Le frane sul Calvario svelano la Grande guerra
In linea generale il rischio idrogeologico rappresenta una minaccia in tutta Italia. Da Nord a Sud il pericolo smottamenti preoccupa praticamente ogni amministrazione comunale. Gorizia non fa eccezione, ma nel territorio municipale del capoluogo isontino c’è una zona dove i movimenti del terreno possono diventare una risorsa per gli storici.
È quella del Monte Calvario, teatro di aspri scontri e bombardamenti durante la Prima guerra mondiale. Le abbondanti piogge dei giorni scorsi hanno fatto muovere il terreno in diversi punti e questo può aver portato alla luce reperti fino ad oggi sepolti sotto metri di terra. Per quanto modesta, l’altura a Ovest della città durante la Grande guerra rappresentò un obiettivo strategico tanto per gli italiani, quanto per gli austriaci perché dalla sua cima si potevano controllare allo stesso tempo Gorizia, l’Isonzo e la sua pianura, il Collio, i monti Sabotino e San Gabriele e i rilievi del San Michele. Gli eserciti nemici si affrontarono a più riprese per conquistarlo o per respingere gli assalti nemici. La battaglia del 19 luglio 1915 con protagonisti di Carabinieri reali divenne uno degli episodi più epici nella storia dell’Arma.
Secondo gli ordini, l'assalto "doveva essere condotto soltanto alla baionetta, senza l'uso del fuoco" e, in base alla storiografia ufficiale, durante tutta l'azione, nemmeno un colpo partì dai fucili dei carabinieri. Tra le fila italiane i morti furono 53. Tra essi, in quel tragico giorno, ci fu anche il capitano Eugenio Losco, primo ufficiale dell’Arma a cadere durante la Prima guerra mondiale. Sul Calvario, durante la Quarta battaglia dell’Isonzo, cadde il 3 dicembre 1915 pure Scipio Slataper. I combattimenti continuarono anche dopo Caporetto quando i soldati italiani rimasti in città ripiegarono lassù per difendere la testa di ponte. A rendere difficile la presa del monte furono le condizioni del terreno argilloso. A descrivere bene la situazione fu la reporter di guerra ante-litteram Alice Schalek. Nel suo “Isonzofront. Marzo-luglio 1916” (recentemente ripubblicato dalla Leg nella collana Biblioteca di arte militare) racconta, tra le altre cose, la situazione che ha trovato durante il suo sopralluogo in prima linea. Annota la scrittrice viennese: «Il terreno è tutto sconvolto. Tronconi d’albero, nudi, lacerati, i resti del famoso castagneto del Podgora, spuntano come forche dal brodoso intingolo. L’acqua giallo-grigia sprizza sulle scarpe fino all’orlo.

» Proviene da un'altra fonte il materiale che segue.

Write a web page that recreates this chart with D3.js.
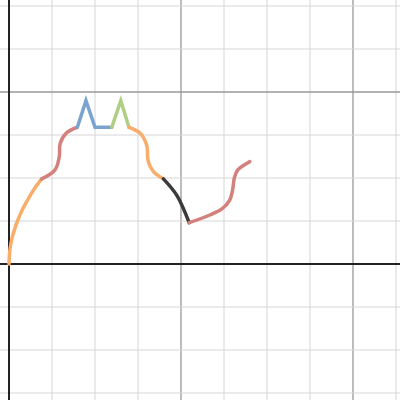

Una confusione di terrapieni difficile da definire, ripari di trincea, cesti di vimini pieni d’argilla che commuovono perché i loro rami, strettamente intrecciati, cominciano a gettar germogli, e poi trugoli di fil di ferro foderati di tela di sacco, cavalli di frisia e sacchi di sabbia sono sparsi qui nel fango in un caos desolato. È piovuto giorno e notte e nulla è riuscito a resistere all’acqua». Dettagli a parte, la fotografia potrebbe essere stata scattata anche in questi giorni. Percorrendo le strade che salgono e scendono dal Calvario non è difficile vedere cascate d’acqua al bordo della carreggiata o qualche smottamento che ha trascinato del fango sull’asfalto. Considerato il fatto che la zona è di fatto disabitata, i movimenti della terra non mettono a repentaglio la vita di nessuno e non c’è neppure più il pericolo che i vecchi cimiteri militari di Lucinico vengano a loro volta sepolti dai detriti. Chi grazie ad uno smottamento una decina d’anni fa ha ricavato molti indizi per le sue ricerche storiche sulla Prima guerra mondiale è stato Pierluigi Lodi. «Insieme ad Andrea Spanghero avevo trovato sotto il fango i resti dei combattimenti – ricorda – e, successivamente, questi dettagli hanno aperto diverse porte sui fanti dell’11° Reggimento fanteria della Brigata Casale e sui Dalmatiner del 37° Schützer. Fu come se i soldati volessero dirci qualcosa. Qualche volta gli smottamenti sono positivi: permettono azioni di micro-archeologia portando in superfice le prime linee di combattimento».